Le CHU loue des logements à des bailleurs sociaux, puis les sous-loue à des patients, sur indication médicale. Les soignantes se chargent de la paperasse… entre autres, car, comme elles l’expliquent en souriant, elles jouent un peu tous les rôles : aides-assistantes sociales, relais avec l’institution, les partenaires associatifs, les curateurs, les bailleurs, les familles… « On porte le projet initial du secteur, et on soutient les démarches et désirs du patient. Nous passons trois demi-journées par semaine au moins dans chacun des deux appartements, avec leurs occupants. Plus une hebdomadaire de deux heures avec le psychologue, Pierrick Brient, et le médecin responsable, le Dr Anne-Laure Hubert, et une réunion soignants-soignés tous les 15 jours au centre médico-psychologique (CMP) avec tous les locataires. »

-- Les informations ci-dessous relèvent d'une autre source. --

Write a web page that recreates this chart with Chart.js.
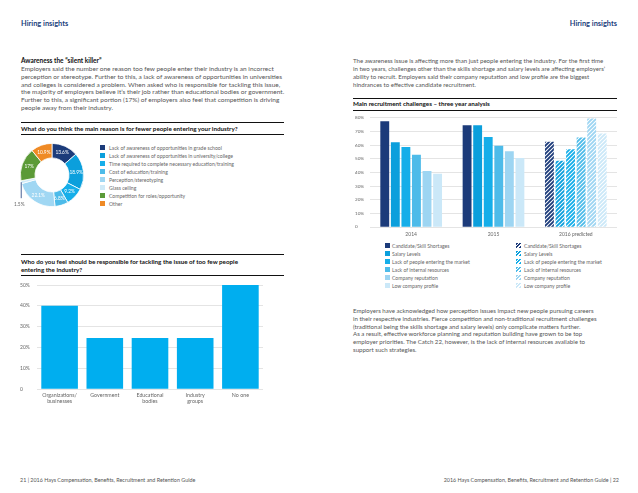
<!DOCTYPE html>
<html>
<head>
<meta charset="utf-8">
<script src="https://cdn.jsdelivr.net/npm/chart.js@4.4.1/dist/chart.umd.min.js"></script>
<style>
    body {
        margin: 0;
        width: 638px;
        height: 493px;
        position: relative;
        overflow: hidden;
        background: #fff;
        font-family: Lato, "Liberation Sans", sans-serif;
        color: #555;
    }
    .abs { position: absolute; white-space: nowrap; }
    .head { font-weight: bold; color: #21417c; font-size: 7.4px; line-height: 10px; }
    .para { font-size: 6.5px; line-height: 7.85px; }
    .para.rt { font-size: 6.1px; }
    .para b { color: #111; }
    .qtitle { font-weight: bold; color: #111; font-size: 6.25px; line-height: 8px; }
    .rule { position: absolute; height: 0; border-top: 1px solid #111; }
    .foot { font-size: 5.4px; line-height: 7px; color: #555; }
    .lg { position: absolute; white-space: nowrap; font-size: 5.1px; line-height: 6px; color: #666; }
    .sw { position: absolute; width: 5px; height: 5px; }
    canvas { position: absolute; }
</style>
</head>
<body>

<div class="abs head" style="left:21px; top:19px;">Hiring insights</div>
<div class="abs head" style="right:21px; top:19px;">Hiring insights</div>

<div class="abs para" style="left:21px; top:57px;">
<b>Awareness the “silent killer”</b><br>
Employers said the number one reason too few people enter their industry is an incorrect<br>
perception or stereotype. Further to this, a lack of awareness of opportunities in universities<br>
and colleges is considered a problem. When asked who is responsible for tackling this issue,<br>
the majority of employers believe it’s their job rather than educational bodies or government.<br>
Further to this, a significant portion (17%) of employers also feel that competition is driving<br>
people away from their industry.
</div>

<div class="rule" style="left:21px; width:263px; top:122px;"></div>
<div class="abs qtitle" style="left:21px; top:125px;">What do you think the main reason is for fewer people entering your industry?</div>
<div class="rule" style="left:21px; width:263px; top:134px;"></div>

<canvas id="reasonChart" width="84" height="84" style="left:10px; top:133px;"></canvas>
<div id="reasonLegend"></div>

<div class="rule" style="left:21px; width:263px; top:254px;"></div>
<div class="abs qtitle" style="left:21px; top:258px;">Who do you feel should be responsible for tackling the issue of too few people<br>entering the industry?</div>
<div class="rule" style="left:21px; width:263px; top:275px;"></div>

<canvas id="responsibleChart" width="246" height="130" style="left:20px; top:279px;"></canvas>

<div class="abs foot" style="left:20px; top:477px;">21 | 2016 Hays Compensation, Benefits, Recruitment and Retention Guide</div>

<div class="abs para rt" style="left:353px; top:57px; line-height:8px;">
The awareness issue is affecting more than just people entering the industry. For the first time<br>
in two years, challenges other than the skills shortage and salary levels are affecting employers’<br>
ability to recruit. Employers said their company reputation and low profile are the biggest<br>
hindrances to effective candidate recruitment.
</div>

<div class="rule" style="left:353px; width:264px; top:98px;"></div>
<div class="abs qtitle" style="left:353px; top:100px;">Main recruitment challenges – three year analysis</div>
<div class="rule" style="left:353px; width:264px; top:110px;"></div>

<canvas id="challengeChart" width="264" height="127" style="left:355px; top:112px;"></canvas>
<div id="challengeLegend"></div>

<div class="abs para rt" style="left:353px; top:306.7px; line-height:7.92px;">
Employers have acknowledged how perception issues impact new people pursuing careers<br>
in their respective industries. Fierce competition and non-traditional recruitment challenges<br>
(traditional being the skills shortage and salary levels) only complicate matters further.<br>
As a result, effective workforce planning and reputation building have grown to be top<br>
employer priorities. The Catch 22, however, is the lack of internal resources available to<br>
support such strategies.
</div>

<div class="abs foot" style="right:19px; top:477px;">2016 Hays Compensation, Benefits, Recruitment and Retention Guide | 22</div>

<script>
// donut: main reason for fewer people entering the industry
const reasonLabels = [
    "Lack of awareness of opportunities in grade school",
    "Lack of awareness of opportunities in university/college",
    "Time required to complete necessary education/training",
    "Cost of education/training",
    "Perception/stereotyping",
    "Glass ceiling",
    "Competition for roles/opportunity",
    "Other"
];
const reasonValues = [13.6, 18.9, 9.2, 6.8, 22.1, 1.5, 17, 10.9];
const reasonColors = [
    "#1c3b7a", "#0b9fdc", "#15aee9", "#4dbbe9",
    "#a0d7f3", "#cfeaf8", "#5b9a37", "#ef8a25"
];

// bars: who should be responsible
const responsibleLabels = [
    ["Organizations/", "businesses"],
    "Government",
    ["Educational", "bodies"],
    ["Industry", "groups"],
    "No one"
];
const responsibleValues = [40, 24.5, 24.5, 24.5, 50];
const responsibleTicks = ["0", "10%", "20%", "30%", "40%", "50%"];

// grouped bars: main recruitment challenges
const yearLabels = ["2014", "2015", "2016 predicted"];
const challengeNames = [
    "Candidate/Skill Shortages",
    "Salary Levels",
    "Lack of people entering the market",
    "Lack of internal resources",
    "Company reputation",
    "Low company profile"
];
const candidateShortages = [77.5, 74.5, 62.5];
const salaryLevels = [62, 74.5, 48.5];
const lackOfPeople = [58.5, 66, 57];
const lackOfInternal = [53, 59.5, 65.5];
const companyReputation = [41, 55.5, 79.5];
const lowProfile = [39, 50.5, 68.5];
const challengeTicks = ["0", "10%", "20%", "30%", "40%", "50%", "60%", "70%", "80%"];
const challengeColors = [
    "#1c3b7a", "#0b9fdc", "#15aee9", "#4dbbe9", "#9dd5f2", "#cbe8f8"
];

const FONT = "Lato, 'Liberation Sans', sans-serif";
const predictedIndex = 2;

function makeHatch(color) {
    const c = document.createElement("canvas");
    c.width = 4;
    c.height = 4;
    const g = c.getContext("2d");
    g.fillStyle = "#ffffff";
    g.fillRect(0, 0, 4, 4);
    g.strokeStyle = color;
    g.lineWidth = 1.9;
    g.beginPath();
    g.moveTo(0, 4); g.lineTo(4, 0);
    g.moveTo(-1, 1); g.lineTo(1, -1);
    g.moveTo(3, 5); g.lineTo(5, 3);
    g.stroke();
    return g.createPattern(c, "repeat");
}

// percentage text in/around each slice
const sliceLabels = {
    id: "sliceLabels",
    afterDatasetsDraw(chart) {
        const ctx = chart.ctx;
        const arcs = chart.getDatasetMeta(0).data;
        ctx.save();
        ctx.font = "4.8px " + FONT;
        ctx.textAlign = "center";
        ctx.textBaseline = "middle";
        arcs.forEach((arc, i) => {
            const text = reasonValues[i] + "%";
            if (reasonValues[i] < 3) {
                const mid = (arc.startAngle + arc.endAngle) / 2;
                const px = arc.x + Math.cos(mid) * arc.outerRadius;
                const py = arc.y + Math.sin(mid) * arc.outerRadius;
                ctx.strokeStyle = "#1c3b7a";
                ctx.lineWidth = 0.8;
                ctx.beginPath();
                ctx.moveTo(px, py);
                ctx.lineTo(px, py + 16);
                ctx.stroke();
                ctx.fillStyle = "#666";
                ctx.fillText(text, px - 2, py + 22);
            } else {
                const pos = arc.tooltipPosition();
                ctx.fillStyle = "#ffffff";
                ctx.fillText(text, pos.x, pos.y);
            }
        });
        ctx.restore();
    }
};

function renderReasonChart() {
    new Chart(document.getElementById("reasonChart").getContext("2d"), {
        type: "doughnut",
        data: {
            labels: reasonLabels,
            datasets: [{
                data: reasonValues,
                backgroundColor: reasonColors,
                borderColor: "#ffffff",
                borderWidth: 0.8
            }]
        },
        options: {
            responsive: false,
            animation: false,
            cutout: "54%",
            layout: { padding: 10 },
            plugins: {
                legend: { display: false },
                tooltip: { enabled: false }
            }
        },
        plugins: [sliceLabels]
    });

    const box = document.getElementById("reasonLegend");
    reasonLabels.forEach((name, i) => {
        const y = 147.7 + i * 8;
        box.innerHTML +=
            `<div class="sw" style="left:100px; top:${y - 2.5}px; background:${reasonColors[i]}"></div>` +
            `<div class="lg" style="left:109px; top:${y - 3}px;">${name}</div>`;
    });
}

function renderResponsibleChart() {
    new Chart(document.getElementById("responsibleChart").getContext("2d"), {
        type: "bar",
        data: {
            labels: responsibleLabels,
            datasets: [{
                data: responsibleValues,
                backgroundColor: "#00aeef",
                categoryPercentage: 0.81,
                barPercentage: 1
            }]
        },
        options: {
            responsive: false,
            animation: false,
            layout: { padding: { top: 6, right: 3 } },
            plugins: {
                legend: { display: false },
                tooltip: { enabled: false }
            },
            scales: {
                x: {
                    grid: { display: false, drawTicks: false },
                    border: { display: false },
                    ticks: {
                        color: "#666",
                        font: { size: 5.3, family: FONT, lineHeight: 1.15 },
                        padding: 3,
                        maxRotation: 0,
                        autoSkip: false
                    },
                    afterFit: s => { s.height = 20; }
                },
                y: {
                    min: 0,
                    max: 50,
                    grid: { color: "#d2d2d2", lineWidth: 0.6, drawTicks: false },
                    border: { display: false },
                    ticks: {
                        stepSize: 10,
                        crossAlign: "far",
                        color: "#666",
                        font: { size: 5, family: FONT },
                        callback: (v, i) => responsibleTicks[i]
                    },
                    afterFit: s => { s.width = 17; }
                }
            }
        }
    });
}

function renderChallengeChart() {
    const series = [
        candidateShortages, salaryLevels, lackOfPeople,
        lackOfInternal, companyReputation, lowProfile
    ];
    const hatches = challengeColors.map(makeHatch);

    new Chart(document.getElementById("challengeChart").getContext("2d"), {
        type: "bar",
        data: {
            labels: yearLabels,
            datasets: series.map((values, k) => ({
                label: challengeNames[k],
                data: values,
                backgroundColor: c =>
                    c.dataIndex === predictedIndex ? hatches[k] : challengeColors[k],
                categoryPercentage: 0.77,
                barPercentage: 0.84
            }))
        },
        options: {
            responsive: false,
            animation: false,
            layout: { padding: { top: 5, right: 2 } },
            plugins: {
                legend: { display: false },
                tooltip: { enabled: false }
            },
            scales: {
                x: {
                    grid: { display: false, drawTicks: false },
                    border: { display: false },
                    ticks: {
                        color: "#666",
                        font: { size: 5, family: FONT },
                        padding: 4,
                        maxRotation: 0
                    },
                    afterFit: s => { s.height = 12; }
                },
                y: {
                    min: 0,
                    max: 80,
                    grid: { color: "#d2d2d2", lineWidth: 0.6, drawTicks: false },
                    border: { display: false },
                    ticks: {
                        stepSize: 10,
                        crossAlign: "far",
                        color: "#666",
                        font: { size: 4.6, family: FONT },
                        callback: (v, i) => challengeTicks[i]
                    },
                    afterFit: s => { s.width = 15; }
                }
            }
        }
    });

    const box = document.getElementById("challengeLegend");
    challengeNames.forEach((name, i) => {
        const y = 245.7 + i * 8;
        const hatch = `repeating-linear-gradient(135deg, ${challengeColors[i]} 0 1.6px, #fff 1.6px 2.6px)`;
        box.innerHTML +=
            `<div class="sw" style="left:385px; top:${y - 2.5}px; background:${challengeColors[i]}"></div>` +
            `<div class="lg" style="left:392px; top:${y - 3}px;">${name}</div>` +
            `<div class="sw" style="left:516px; top:${y - 2.5}px; background:${hatch}"></div>` +
            `<div class="lg" style="left:524px; top:${y - 3}px;">${name}</div>`;
    });
}

renderReasonChart();
renderResponsibleChart();
renderChallengeChart();
</script>
</body>
</html>
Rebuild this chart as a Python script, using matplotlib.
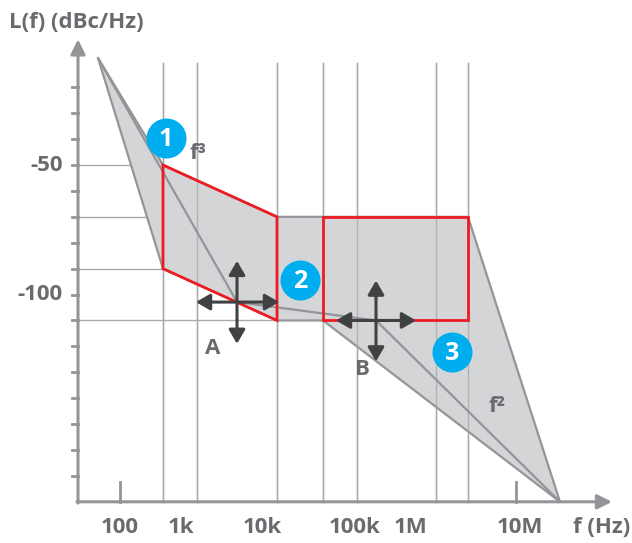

Dans l’intervalle, les résidents doivent assurer l’entretien des locaux et leur vie quotidienne, en respectant les engagements du contrat de soins passé avec l’’équipe : passer un temps déterminé au CATTP ou à l’hôpital de jour, travailler pour certains… Il s’agit bien de redynamisation : il faut apprendre ou réapprendre à se lever le matin, prendre son traitement, passer la nuit et les week-ends seuls, respecter des horaires, assumer ses obligations, renouer parfois des liens brisés avec la famille… Sans « fliquer », les deux infirmières gardent un œil sur ce qui se passe, veillant aux éventuels signes d’alerte, recadrant les choses quand il le faut… « Ça se passe globalement bien. Depuis le démarrage du projet en 2005, nous avons 100 % de réussite pour ceux qui ont mené à bien le contrat d’un an ! Ils sont aujourd’hui réinsérés et autonomes, avec suivi CMP, et ils nous donnent des nouvelles car nous tissons forcément avec eux des liens privilégiés. »
« Le plus important est de prendre conscience de sa maladie et l’accepter. Ensuite, le séjour ici sert à apprendre à vivre avec… », résume François.
Les deux appartements, peuvent accueillir jusqu’à quatre personnes, hommes et femmes. Un contrat de sous-location de trois mois, renouvelable trois fois, est établi avec le CHU. Chacun dispose de sa chambre verrouillable. Tous partagent cuisine, salle de bain, pièce de vie.
Comme dans n’importe quelle colocation, ils s’entendent pour partager ou non les repas, se répartir les tâches ménagères, fixer et respecter les règles de bonne cohabitation.